Government rejects CLG committee recommendation on Right to Buy

In a response to a CLG committee report on housing associations and the Right to Buy, the government has rejected appeals to fund the policy.


The government is sticking with its plans to make councils sell off their higher value assets to fund housing associations’ Right to Buy.

In a report out last year, the Communities and Local Government Committee made a recommendation that government should fund the ‘public policy’.

However, the government has rejected that, saying “we made a clear commitment” to fund the policy by “requiring councils to manage their housing assets more efficiently, with the most expensive properties sold off and replaced as they fall vacant.”

The government also hit out at the “£200bn of value locked up in council housing”, saying it “makes no sense for a local authority to keep hold of higher value vacant council homes when it could sell them to fund additional housing”.
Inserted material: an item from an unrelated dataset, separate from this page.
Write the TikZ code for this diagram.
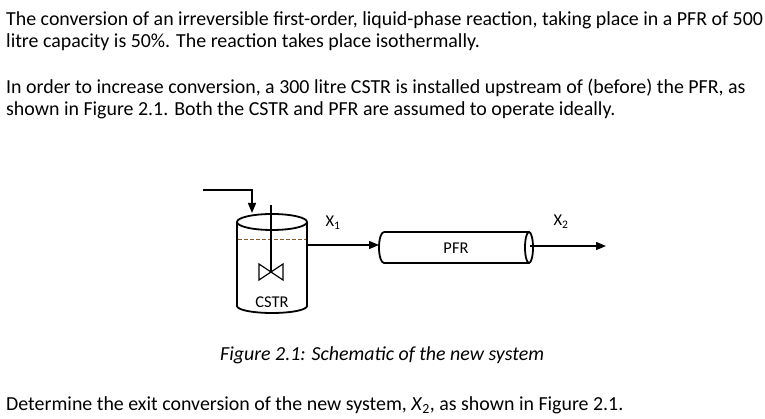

The policy has so far caused some friction between local authorities and their housing association partners.

Despite saying the definition of ‘higher value’ is still being considered and will be announced in due course, there are some references to how government have been estimating it.

They say: “The reference to higher value will mean that the thresholds for determining the payments will reflect local circumstances.

“It is important that our decision on the definition of ‘higher value’ is fully informed. That is why we engaged with local authorities and other stakeholders and undertook a data collection exercise, gathering detailed information from local authorities on their housing stock to inform how the threshold will be set. This has produced sixteen million items of data, which have been assessed.”

Another CLG committee recommendation is to allow councils to retain “sufficient funding from the sales”.

The government has responded that it is up to councils to make deals with the secretary of state on this. Those outside London will be able to build one for one replacements should they strike a deal, with those inside London having to replace two for one.

The government response does outline that new housing does not fall into the vacant category for this policy.

On the policy itself, the government responded to concerns from the committee about situations where housing associations do not want to sell a home.

It said there are “broad circumstances where a housing association would exercise discretion and decline a sale”, adding it will be working closely with the sector on this.

It also stated it anticipates an association providing an alternative home from its stock, or that of another housing association – working within the sector to do deals to make this happen.

On the administration fee of the policy, which may hit some housing associations with a high price before a purchase is made, government said: “The government and the National Housing Federation are working together to develop an efficient implementation process that is both easy for the tenant to navigate and minimises the burden on housing associations.”

The committee put forward the idea of using the Northern Ireland policy of charging a set nominal administration fee that will be refunded on completion of sale.

The government added: “We are examining the impact of this fee as part of our learnings from the pilots and will ensure that these are built into the design of the main scheme.”